C’è un limite sottile, sempre più fragile, tra il mestiere del giornalista sportivo e la passione che lo muove. La vicenda dei due stagisti sospesi da Sky per aver esultato – lontano dalle telecamere ma ripresi da un riflesso beffardo – dopo il gol all’ultimo istante dell’Inter contro il Verona, è l’ennesima dimostrazione di quanto il sistema mediatico moderno sia intrappolato nelle proprie contraddizioni.
Ogni essere umano, prima ancora che professionista, è mosso da pulsioni, emozioni, slanci. E chi lavora nel mondo del calcio, immerso quotidianamente in storie di tifo e adrenalina, non può essere trattato come un automa asettico, privo di sentimenti. Non stiamo parlando di un’esultanza in diretta, di un atto che abbia compromesso la neutralità di un racconto pubblico: parliamo di una reazione umana, spontanea, avvenuta in un contesto certamente non pubblico. Punirla significa dimenticare che dietro un microfono o una telecamera non ci sono macchine, ma persone.
Eppure il direttore di Sky Sport, Federico Ferri, ha scelto la via del provvedimento immediato, quasi “di pancia”, più per placare il rumore dei social e le polemiche dei soliti indignati che per vera convinzione. Una sospensione che sa tanto di risposta reattiva a un’onda mediatica più che di decisione ponderata. Perché oggi, nel mondo dell’informazione sportiva, la parola chiave non è più “rigore professionale”, ma “percezione”. E se la percezione si infiamma, la direzione si piega.
C’è però una riflessione più ampia che questa storia mette in moto: quella sul ruolo del giornalista tifoso, una figura che le stesse televisioni – Sky compresa – hanno ormai sdoganato da anni. Inutile far nomi ma è chiaro che molti giornalisti e parecchi opinionisti da salotto rivendicano apertamente il proprio cuore sportivo. Il giornalismo calcistico è diventato sempre più “identitario”, costruito sul legame emotivo con una tifoseria. È la legge dell’engagement: fidelizzare il pubblico parlando la sua lingua, facendolo sentire rappresentato.

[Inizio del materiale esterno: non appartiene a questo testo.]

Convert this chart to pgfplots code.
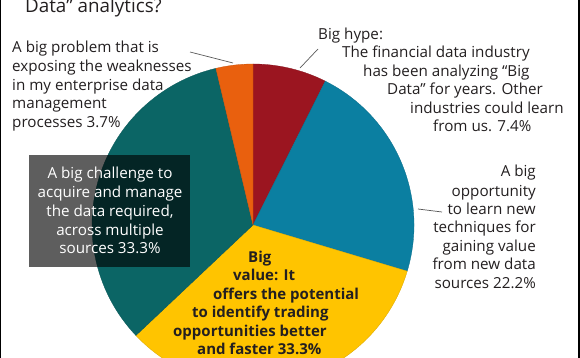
\documentclass[border=0pt]{standalone}
\usepackage{fontspec}
\setmainfont{Open Sans}
\usepackage{pgfplots}
\pgfplotsset{compat=1.18}
\definecolor{pred}{HTML}{9B1520}
\definecolor{pblue}{HTML}{0B7FA1}
\definecolor{pyellow}{HTML}{FFC400}
\definecolor{pteal}{HTML}{0B6565}
\definecolor{porange}{HTML}{E9600E}
\definecolor{txt}{HTML}{231F20}
\newcommand{\body}{\fontsize{15.2}{18.7}\selectfont}
\newcommand{\bbody}{\fontsize{15}{18.7}\selectfont\bfseries}
\begin{document}
\begin{tikzpicture}[x=1pt,y=1pt]
% slice values (percent), clockwise from 12 o'clock
\def\vA{7.4}\def\vB{22.2}\def\vC{33.3}\def\vD{33.3}\def\vE{3.7}
\pgfmathsetmacro\tot{\vA+\vB+\vC+\vD+\vE}
\pgfmathsetmacro\aA{90}
\pgfmathsetmacro\aB{\aA-360*\vA/\tot}
\pgfmathsetmacro\aC{\aB-360*\vB/\tot}
\pgfmathsetmacro\aD{\aC-360*\vC/\tot}
\pgfmathsetmacro\aE{\aD-360*\vD/\tot}
\pgfmathsetmacro\aF{\aE-360*\vE/\tot}
\begin{axis}[scale only axis, width=580pt, height=358pt,
  xmin=0, xmax=580, ymin=0, ymax=358, hide axis, clip=true,
  at={(0,0)}, anchor=south west]
\def\pie#1#2#3{\filldraw[fill=#3, draw=#3!85!black, line width=0.3pt]
  (axis cs:253,133) -- ++(#1:161pt) arc[start angle=#1, end angle=#2, radius=161pt] -- cycle;}
\pie{\aA}{\aB}{pred}
\pie{\aB}{\aC}{pblue}
\pie{\aC}{\aD}{pyellow}
\pie{\aD}{\aE}{pteal}
\pie{\aE}{\aF}{porange}
% gray label box
\fill[black, fill opacity=0.63] (axis cs:29,91) rectangle (axis cs:190,203);
% borders
\fill[black] (axis cs:0,0) rectangle (axis cs:1.4,358);
\fill[black] (axis cs:578,0) rectangle (axis cs:580,358);
% leader lines
\draw[black!65, line width=0.7pt] (axis cs:190,306) -- (axis cs:233,295);
\draw[black!65, line width=0.7pt] (axis cs:300,290) -- (axis cs:318,309);
\draw[black!65, line width=0.7pt] (axis cs:418,149) -- (axis cs:442,146);
% title
\node[anchor=base west, inner sep=0, text=txt, font=\fontsize{18.8}{22}\selectfont] at (axis cs:25,345) {Data” analytics?};
% orange label
\begin{scope}[every node/.style={anchor=base west, inner sep=0, text=txt, font=\body}]
\node at (axis cs:12,305) {A big problem that is};
\node at (axis cs:12,286) {exposing the weaknesses};
\node at (axis cs:12,267) {in my enterprise data};
\node at (axis cs:12,249) {management};
\node at (axis cs:12,230) {processes 3.7\%};
% red label
\node at (axis cs:318,318) {Big hype:};
\node at (axis cs:342,300) {The financial data industry};
\node at (axis cs:363,281) {has been analyzing “Big};
\node at (axis cs:387,263) {Data” for years. Other};
\node at (axis cs:410,244) {industries could learn};
\node at (axis cs:433,226) {from us. 7.4\%};
\end{scope}
% blue label
\begin{scope}[every node/.style={anchor=base east, inner sep=0, text=txt, font=\body}]
\node at (axis cs:536,181) {A big};
\node at (axis cs:536,161) {opportunity};
\node at (axis cs:536,143) {to learn new};
\node at (axis cs:536,125) {techniques for};
\node at (axis cs:536,106) {gaining value};
\node at (axis cs:536,88) {from new data};
\node at (axis cs:536,69) {sources 22.2\%};
\end{scope}
% teal label
\begin{scope}[every node/.style={anchor=base, inner sep=0, text=white, font=\body}]
\node at (axis cs:110,179) {A big challenge to};
\node at (axis cs:110,160) {acquire and manage};
\node at (axis cs:110,141) {the data required,};
\node at (axis cs:110,122) {across multiple};
\node at (axis cs:110,104) {sources 33.3\%};
\end{scope}
% yellow label
\begin{scope}[every node/.style={anchor=base west, inner sep=0, text=txt, font=\bbody}]
\node at (axis cs:248,95) {Big};
\node at (axis cs:233,77) {value: It};
\node at (axis cs:213,58) {offers the potential};
\node at (axis cs:192,40) {to identify trading};
\node at (axis cs:173,21) {opportunities better};
\node at (axis cs:197,3) {and faster 33.3\%};
\end{scope}
\end{axis}
\pgfresetboundingbox
\useasboundingbox (0,0) rectangle (580,358);
\end{tikzpicture}
\end{document}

Ma se questo è il modello che si promuove più o meno velatamente a reti unificate, allora diventa quantomeno incoerente punire due ragazzi che hanno semplicemente reagito da tifosi, lontano da ogni palco e da ogni microfono. Non c’è nulla di “scandaloso” nell’emozione, se non la pretesa ipocrita di chi finge di non provarla.
La verità è che oggi il calcio vive di sentimenti estremi e l’informazione che lo racconta si muove nello stesso territorio emotivo. Chiedere freddezza assoluta a chi cresce e lavora in quell’ambiente è un paradosso. Forse, più che sospendere due stagisti (a tempo determinato), sarebbe il caso di interrogarsi su quanto la comunicazione sportiva sia diventata un palcoscenico di maschere e convenzioni, dove la spontaneità è concessa solo se fa comodo alla narrazione dominante.

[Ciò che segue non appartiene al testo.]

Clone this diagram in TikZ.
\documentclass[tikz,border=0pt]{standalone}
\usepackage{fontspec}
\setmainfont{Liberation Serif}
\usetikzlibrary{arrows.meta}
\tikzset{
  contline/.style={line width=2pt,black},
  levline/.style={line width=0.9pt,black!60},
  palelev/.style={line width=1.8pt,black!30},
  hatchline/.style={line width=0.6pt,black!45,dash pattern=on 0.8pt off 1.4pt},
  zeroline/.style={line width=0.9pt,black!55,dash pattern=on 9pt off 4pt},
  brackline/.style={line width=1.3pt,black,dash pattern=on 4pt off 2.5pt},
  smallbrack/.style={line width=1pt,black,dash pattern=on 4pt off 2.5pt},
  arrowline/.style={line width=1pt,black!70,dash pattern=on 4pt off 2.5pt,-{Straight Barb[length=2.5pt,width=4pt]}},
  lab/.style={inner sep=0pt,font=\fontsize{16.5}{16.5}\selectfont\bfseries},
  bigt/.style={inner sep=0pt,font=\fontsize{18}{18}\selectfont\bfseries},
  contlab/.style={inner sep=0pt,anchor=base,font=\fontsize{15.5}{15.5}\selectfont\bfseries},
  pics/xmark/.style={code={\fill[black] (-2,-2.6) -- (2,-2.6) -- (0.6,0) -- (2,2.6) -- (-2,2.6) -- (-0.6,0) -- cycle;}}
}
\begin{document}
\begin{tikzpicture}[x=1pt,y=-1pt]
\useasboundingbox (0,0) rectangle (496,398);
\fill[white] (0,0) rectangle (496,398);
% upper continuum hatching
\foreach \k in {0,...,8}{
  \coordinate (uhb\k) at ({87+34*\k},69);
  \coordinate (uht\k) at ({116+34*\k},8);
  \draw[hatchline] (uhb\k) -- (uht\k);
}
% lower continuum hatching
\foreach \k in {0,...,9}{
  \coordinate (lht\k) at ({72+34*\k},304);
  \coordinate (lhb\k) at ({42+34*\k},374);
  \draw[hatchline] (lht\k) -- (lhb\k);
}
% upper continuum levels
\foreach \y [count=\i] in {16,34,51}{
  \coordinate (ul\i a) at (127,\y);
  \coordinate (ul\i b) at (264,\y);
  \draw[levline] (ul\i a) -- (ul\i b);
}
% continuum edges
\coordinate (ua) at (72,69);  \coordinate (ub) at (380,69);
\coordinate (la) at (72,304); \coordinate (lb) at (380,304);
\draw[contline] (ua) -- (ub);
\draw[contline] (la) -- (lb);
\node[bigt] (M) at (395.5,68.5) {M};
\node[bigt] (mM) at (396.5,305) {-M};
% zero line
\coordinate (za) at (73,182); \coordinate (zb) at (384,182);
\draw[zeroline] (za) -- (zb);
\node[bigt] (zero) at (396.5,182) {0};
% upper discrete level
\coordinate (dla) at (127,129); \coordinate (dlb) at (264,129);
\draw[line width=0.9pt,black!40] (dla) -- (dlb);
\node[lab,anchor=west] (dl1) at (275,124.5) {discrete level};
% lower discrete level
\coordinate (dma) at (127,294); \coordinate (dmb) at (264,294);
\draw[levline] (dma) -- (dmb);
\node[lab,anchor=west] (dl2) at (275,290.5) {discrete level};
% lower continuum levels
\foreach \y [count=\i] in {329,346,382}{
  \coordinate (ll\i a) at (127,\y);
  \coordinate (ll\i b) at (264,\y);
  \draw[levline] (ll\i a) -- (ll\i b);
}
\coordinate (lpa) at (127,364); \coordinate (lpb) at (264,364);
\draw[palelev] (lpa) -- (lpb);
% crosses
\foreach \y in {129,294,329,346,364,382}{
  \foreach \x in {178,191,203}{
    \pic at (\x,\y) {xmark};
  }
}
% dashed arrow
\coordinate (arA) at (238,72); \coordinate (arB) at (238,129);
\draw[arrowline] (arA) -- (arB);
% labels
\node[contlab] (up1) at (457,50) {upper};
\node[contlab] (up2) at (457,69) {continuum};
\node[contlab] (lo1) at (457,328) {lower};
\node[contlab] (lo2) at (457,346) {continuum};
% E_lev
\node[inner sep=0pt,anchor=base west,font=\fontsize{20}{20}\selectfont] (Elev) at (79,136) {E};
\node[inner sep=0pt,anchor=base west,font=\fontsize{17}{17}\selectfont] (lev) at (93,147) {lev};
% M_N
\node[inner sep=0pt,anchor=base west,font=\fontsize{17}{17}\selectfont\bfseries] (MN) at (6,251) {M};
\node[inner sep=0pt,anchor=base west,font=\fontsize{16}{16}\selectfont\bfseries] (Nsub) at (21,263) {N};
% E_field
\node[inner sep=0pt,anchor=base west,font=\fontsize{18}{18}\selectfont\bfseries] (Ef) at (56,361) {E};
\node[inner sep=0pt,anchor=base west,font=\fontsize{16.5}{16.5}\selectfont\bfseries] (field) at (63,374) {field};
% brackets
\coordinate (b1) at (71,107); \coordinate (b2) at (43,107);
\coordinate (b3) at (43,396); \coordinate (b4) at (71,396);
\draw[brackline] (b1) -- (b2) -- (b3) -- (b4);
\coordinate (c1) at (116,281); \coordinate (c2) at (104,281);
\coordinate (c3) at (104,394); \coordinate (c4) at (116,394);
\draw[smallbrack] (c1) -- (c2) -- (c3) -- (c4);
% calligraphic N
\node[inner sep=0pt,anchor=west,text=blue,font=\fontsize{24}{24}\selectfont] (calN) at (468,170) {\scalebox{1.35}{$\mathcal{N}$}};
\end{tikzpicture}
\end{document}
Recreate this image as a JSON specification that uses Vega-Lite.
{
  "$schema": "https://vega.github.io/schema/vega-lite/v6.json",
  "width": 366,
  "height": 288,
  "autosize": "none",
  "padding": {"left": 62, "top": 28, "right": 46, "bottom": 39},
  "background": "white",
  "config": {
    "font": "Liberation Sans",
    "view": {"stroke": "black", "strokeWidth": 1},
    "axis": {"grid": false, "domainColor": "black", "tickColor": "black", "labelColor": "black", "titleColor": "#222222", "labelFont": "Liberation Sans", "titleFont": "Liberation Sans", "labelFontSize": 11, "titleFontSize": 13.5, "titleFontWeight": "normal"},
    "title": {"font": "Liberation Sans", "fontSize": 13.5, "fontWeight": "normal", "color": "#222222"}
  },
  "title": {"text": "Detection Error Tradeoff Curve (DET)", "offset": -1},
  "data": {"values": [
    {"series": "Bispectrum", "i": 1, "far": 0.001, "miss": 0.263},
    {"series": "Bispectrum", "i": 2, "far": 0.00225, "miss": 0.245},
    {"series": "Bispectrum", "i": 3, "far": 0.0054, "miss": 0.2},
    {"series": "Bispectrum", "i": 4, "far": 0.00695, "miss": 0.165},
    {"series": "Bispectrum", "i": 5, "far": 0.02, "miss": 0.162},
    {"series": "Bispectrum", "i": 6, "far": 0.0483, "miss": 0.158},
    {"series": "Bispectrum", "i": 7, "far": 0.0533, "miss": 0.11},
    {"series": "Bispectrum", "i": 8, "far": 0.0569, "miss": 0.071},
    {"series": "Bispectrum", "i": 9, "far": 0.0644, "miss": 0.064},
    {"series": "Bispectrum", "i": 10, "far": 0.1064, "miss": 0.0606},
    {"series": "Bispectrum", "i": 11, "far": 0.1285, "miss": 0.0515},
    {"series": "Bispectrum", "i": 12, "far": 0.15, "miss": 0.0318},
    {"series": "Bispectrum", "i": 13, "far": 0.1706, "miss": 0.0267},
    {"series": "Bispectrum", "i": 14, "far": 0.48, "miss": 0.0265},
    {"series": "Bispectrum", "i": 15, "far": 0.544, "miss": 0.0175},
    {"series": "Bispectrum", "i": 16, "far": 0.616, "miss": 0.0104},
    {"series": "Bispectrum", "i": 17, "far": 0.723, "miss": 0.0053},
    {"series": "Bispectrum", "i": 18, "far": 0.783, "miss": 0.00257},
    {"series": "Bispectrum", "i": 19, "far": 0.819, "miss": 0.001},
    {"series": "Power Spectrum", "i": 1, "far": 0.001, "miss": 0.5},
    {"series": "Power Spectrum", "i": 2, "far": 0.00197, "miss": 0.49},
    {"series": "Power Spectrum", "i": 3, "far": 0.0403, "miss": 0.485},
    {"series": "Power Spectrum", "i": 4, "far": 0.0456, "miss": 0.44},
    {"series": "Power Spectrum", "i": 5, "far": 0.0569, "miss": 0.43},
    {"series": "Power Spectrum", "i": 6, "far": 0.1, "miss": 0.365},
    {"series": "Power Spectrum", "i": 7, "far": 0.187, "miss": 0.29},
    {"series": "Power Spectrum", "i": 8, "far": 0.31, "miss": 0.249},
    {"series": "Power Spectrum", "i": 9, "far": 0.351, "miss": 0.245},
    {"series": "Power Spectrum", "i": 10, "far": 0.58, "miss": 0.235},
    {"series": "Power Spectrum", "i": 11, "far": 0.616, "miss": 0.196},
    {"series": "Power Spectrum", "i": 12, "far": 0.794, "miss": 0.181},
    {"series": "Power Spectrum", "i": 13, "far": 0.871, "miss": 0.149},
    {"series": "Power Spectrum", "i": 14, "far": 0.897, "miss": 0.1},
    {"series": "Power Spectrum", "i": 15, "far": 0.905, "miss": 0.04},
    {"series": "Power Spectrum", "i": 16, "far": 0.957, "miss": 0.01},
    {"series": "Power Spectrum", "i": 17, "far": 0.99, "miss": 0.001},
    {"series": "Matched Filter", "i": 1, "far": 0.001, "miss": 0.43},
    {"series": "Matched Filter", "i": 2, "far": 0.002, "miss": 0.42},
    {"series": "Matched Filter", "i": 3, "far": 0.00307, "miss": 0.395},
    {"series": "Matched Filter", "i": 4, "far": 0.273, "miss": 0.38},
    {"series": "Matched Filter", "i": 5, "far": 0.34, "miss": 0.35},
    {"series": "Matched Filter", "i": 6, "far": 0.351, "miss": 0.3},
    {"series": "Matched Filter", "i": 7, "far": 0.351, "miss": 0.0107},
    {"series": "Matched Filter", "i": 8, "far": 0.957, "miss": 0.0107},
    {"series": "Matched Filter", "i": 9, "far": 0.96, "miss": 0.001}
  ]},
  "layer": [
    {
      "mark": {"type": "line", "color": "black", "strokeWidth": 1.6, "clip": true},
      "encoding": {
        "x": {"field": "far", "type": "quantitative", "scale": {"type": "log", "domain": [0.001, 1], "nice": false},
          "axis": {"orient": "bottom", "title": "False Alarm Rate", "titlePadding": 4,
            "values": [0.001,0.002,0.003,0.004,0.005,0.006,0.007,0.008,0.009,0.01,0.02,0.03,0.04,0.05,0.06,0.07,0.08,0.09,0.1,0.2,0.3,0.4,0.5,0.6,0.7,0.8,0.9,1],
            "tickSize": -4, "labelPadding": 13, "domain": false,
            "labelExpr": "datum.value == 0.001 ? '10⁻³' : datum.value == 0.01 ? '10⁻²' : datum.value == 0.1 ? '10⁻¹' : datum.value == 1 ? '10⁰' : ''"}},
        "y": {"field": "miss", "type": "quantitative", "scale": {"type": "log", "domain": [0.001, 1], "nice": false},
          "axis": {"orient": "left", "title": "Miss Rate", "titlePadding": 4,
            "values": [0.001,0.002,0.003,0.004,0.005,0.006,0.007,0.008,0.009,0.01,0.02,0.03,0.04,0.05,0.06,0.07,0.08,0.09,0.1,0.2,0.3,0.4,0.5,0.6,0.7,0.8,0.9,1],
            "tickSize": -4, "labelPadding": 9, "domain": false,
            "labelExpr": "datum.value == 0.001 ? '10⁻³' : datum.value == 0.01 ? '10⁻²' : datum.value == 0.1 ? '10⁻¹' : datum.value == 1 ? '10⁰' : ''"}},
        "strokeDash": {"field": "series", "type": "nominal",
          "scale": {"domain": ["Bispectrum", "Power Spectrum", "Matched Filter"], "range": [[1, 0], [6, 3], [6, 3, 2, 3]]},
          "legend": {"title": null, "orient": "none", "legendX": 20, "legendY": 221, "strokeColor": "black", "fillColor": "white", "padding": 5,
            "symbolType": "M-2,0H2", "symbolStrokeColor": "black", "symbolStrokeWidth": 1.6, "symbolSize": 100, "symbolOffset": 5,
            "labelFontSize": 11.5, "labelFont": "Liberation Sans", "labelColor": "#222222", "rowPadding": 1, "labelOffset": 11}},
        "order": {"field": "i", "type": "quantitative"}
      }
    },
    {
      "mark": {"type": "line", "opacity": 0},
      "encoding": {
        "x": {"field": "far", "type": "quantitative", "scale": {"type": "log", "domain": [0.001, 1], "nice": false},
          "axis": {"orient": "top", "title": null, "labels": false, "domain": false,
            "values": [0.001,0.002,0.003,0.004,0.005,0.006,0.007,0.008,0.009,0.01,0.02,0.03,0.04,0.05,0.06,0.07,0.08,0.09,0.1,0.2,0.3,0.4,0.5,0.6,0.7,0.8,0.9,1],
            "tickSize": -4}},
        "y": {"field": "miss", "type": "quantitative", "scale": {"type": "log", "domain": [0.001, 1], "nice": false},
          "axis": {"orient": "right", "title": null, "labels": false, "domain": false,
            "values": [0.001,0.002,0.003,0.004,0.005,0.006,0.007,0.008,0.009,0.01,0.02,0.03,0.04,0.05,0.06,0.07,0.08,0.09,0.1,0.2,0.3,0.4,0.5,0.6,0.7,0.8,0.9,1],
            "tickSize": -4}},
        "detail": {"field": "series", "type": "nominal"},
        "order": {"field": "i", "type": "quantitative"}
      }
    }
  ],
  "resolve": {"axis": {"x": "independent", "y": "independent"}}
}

Dietro quei due ragazzi senza volto non c’è solo un errore di valutazione, ma l’immagine di un sistema che ha paura della propria umanità. E allora, se davvero vogliamo un giornalismo più credibile, cominciamo a distinguere tra la passione che rende vivi e l’interesse che rende falsi. Perché la neutralità non nasce dall’assenza di tifo, ma dall’onestà con cui si riconosce di averne uno.